As I’ve worked to develop my thoughts on SAL.É/KID.KAR in RS 8.208, I’ve gone down a several dead end roads. One of those roads was a search for a context where Ugaritic plṭ might meaningfully be taken to be a title of a skilled professional rather than a personal name. Remember the great polyglot vocabulary text from Ugarit associates KAR with Ugaritic pu-la-ṭu. My first, out of context, look at line 7 of KTU 4.374 seemed to be encouraging. It reads śģr . plṭ. Out of context this could be “the assistant of Paliṭu” or “the assistant of a/the pullatu” You may quibble with my vocalizations if you want. I wasn’t thinking of the etymology of the name or title. That’s a different and interesting road to go down. Just not the one I was traveling at the time.

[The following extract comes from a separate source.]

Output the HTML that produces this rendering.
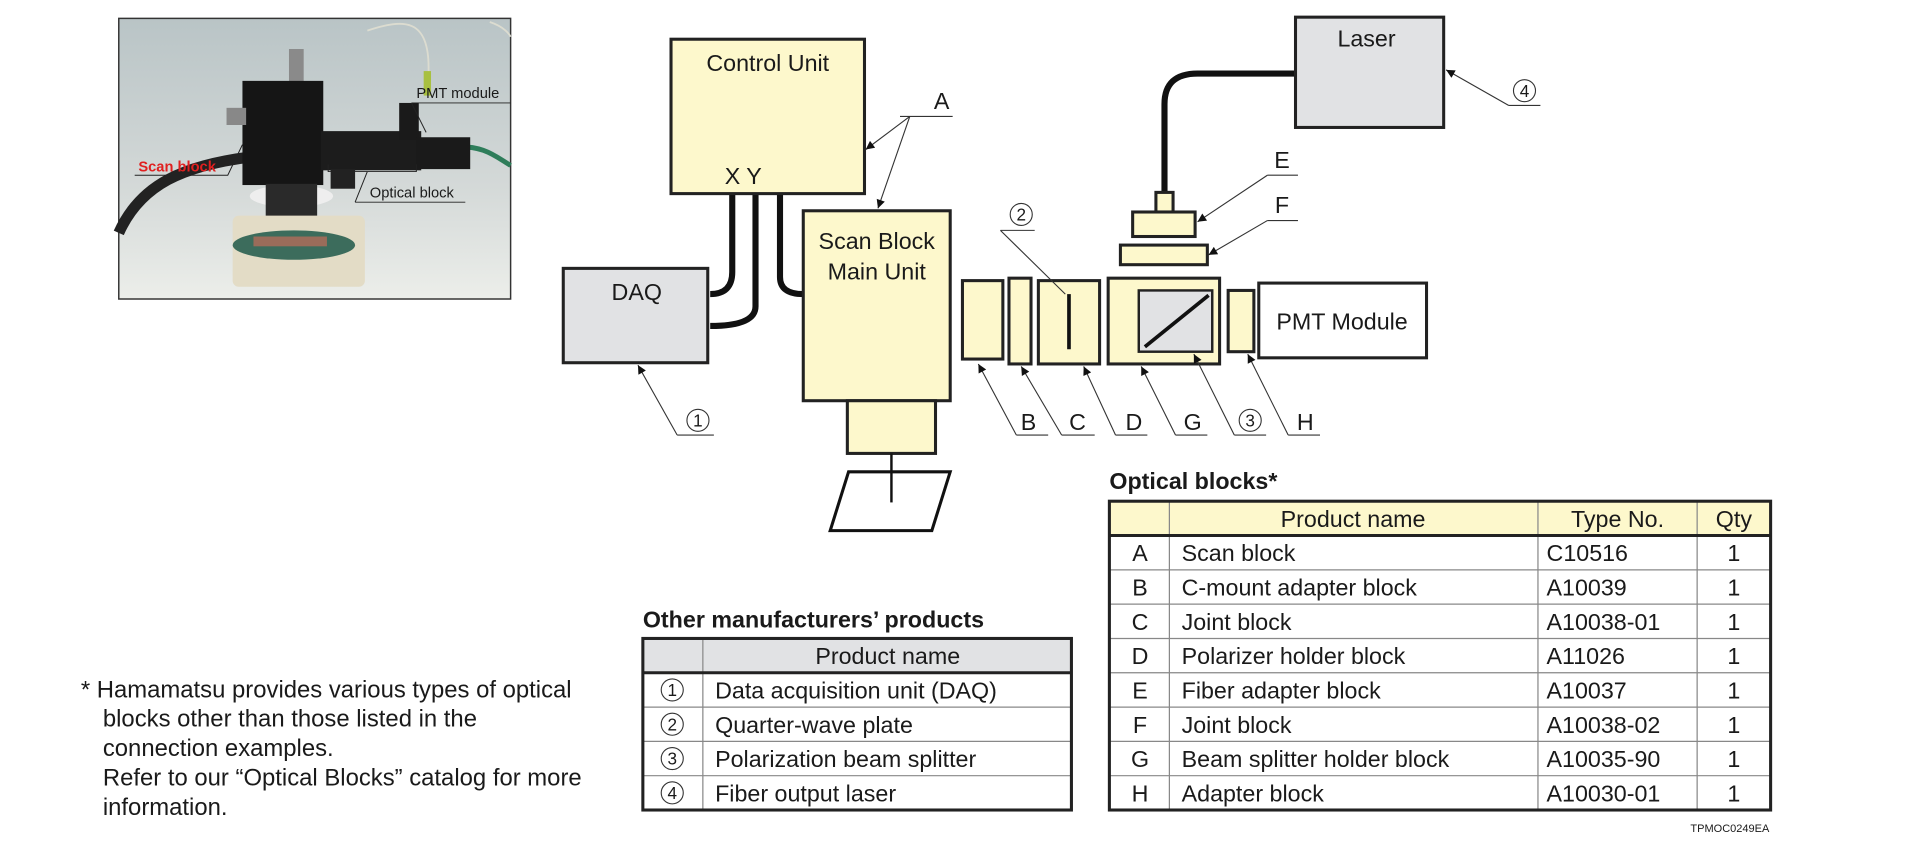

In context only “the assistant of Paliṭu” holds. Here’s the text:
rcym . dt . bd . iytlm
ḫyrn . w . śģrh
śģr . bn . prsn
agpṯ . w . śģrh
mztn . w . śģrh
śģr . plṭ
sdrn . w . ṯn . śģrh
t[ ]n[ ] . w . śģrh
10. h/i[. . .]n . w . śģrh
śģr . ḫmyn
śģr . bn dll
rt(?)xxx . w
15. r śģrh
I translate the first line, “Herdsmen managed by (who are in the hand of) Iytalamu.” This is followed by a list of personal identifiers. Each line of this list has one of three forms:
- a simple proper name (l. 5);
- a proper name and unnamed assistant (“PN and his assistant”; ll. 2, 4, 6, 8, 9, 10, 14-15(?));
- a designation of someone’s assistant (“the assistant of PN” or in two cases “the assistant of PN1 son of PN2”; ll. 3, 7, 11, 12, 13)
I like these administrative texts; they often have their own little surprises. What is that large r doing at the beginning of line 15? But as you see, in context, plṭ in line 7 can only be a personal name.
So it is with 99% of research. Mere ideas vanish down dead end roads. Bad ideas vanish in the when there’s no road at all. Or so they should.